1. Power Classification

EV chargers are broadly categorized into AC (Alternating Current) chargers and DC (Direct Current) chargers, each with distinct power ranges:

• AC Chargers

  • Low-power AC chargers: 3–7 kW

  • Medium-power AC chargers: 11–22 kW

• DC Chargers

  • Fast chargers: 50–150 kW

  • Ultra-fast chargers: 150–350 kW or higher

The higher the charging power, the faster an EV can be recharged, but higher-power chargers require more advanced infrastructure, including grid capacity and cooling systems.

2. AC Charger Power Details

AC chargers supply alternating current to the EV’s on-board charger (OBC), which converts AC to DC for battery charging. The vehicle’s on-board charger often limits the maximum AC charging power:

• Home charging (3–7 kW): Suitable for overnight charging; typical home grid suffices.

• Commercial/office charging (11–22 kW): Faster than home charging; can recharge an EV during working hours.

AC charging is slower but efficient for long-duration parking and daily charging needs.

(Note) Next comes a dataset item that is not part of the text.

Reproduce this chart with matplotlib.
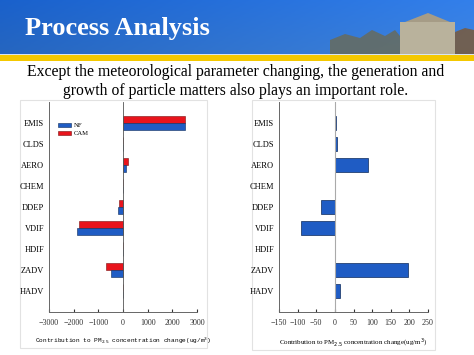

3. DC Charger Power Details

DC chargers deliver direct current directly to the battery, bypassing the on-board charger. This allows much higher power levels and shorter charging times:

• 50–100 kW: Common in public charging stations; can charge 50–80% of a mid-size EV battery in 30–60 minutes.

• 120–150 kW: Increasingly popular on highways for rapid travel charging.

• 250–350 kW or higher: Ultra-fast chargers for long-distance travel and heavy-duty EVs.

DC charging reduces “range anxiety” for users who need quick turnaround, but it requires advanced grid connections and thermal management systems.

4. Factors Affecting Effective Charging Power

Even if a station supports high power, the actual charging rate depends on:

1. Vehicle compatibility: The EV must support the charging power provided.

2. Battery state-of-charge (SOC): Charging speed is higher at low SOC and tapers off as the battery approaches full capacity.

3. Ambient temperature and cooling systems: Batteries charge more efficiently under optimal temperature conditions.

4. Grid stability: Power fluctuations may limit peak charging output.

5. Trends in Charger Power Evolution

With advancements in battery and grid technologies, charging stations are trending toward:

• Higher power DC fast charging, supporting 350 kW and beyond.

• Smart load management, dynamically adjusting power based on demand.

• Integration with renewable energy and energy storage, to reduce grid stress and carbon footprint.

These trends aim to make EV charging faster, safer, and more sustainable, while meeting the needs of public and commercial networks.

Summary

Understanding EV charging power levels helps users plan charging routines and infrastructure operators optimize deployment. AC chargers (3–22 kW) are ideal for long-duration and everyday charging, while DC chargers (50–350 kW) serve fast-charging needs for public and highway applications. Together, they form a flexible and efficient EV charging network.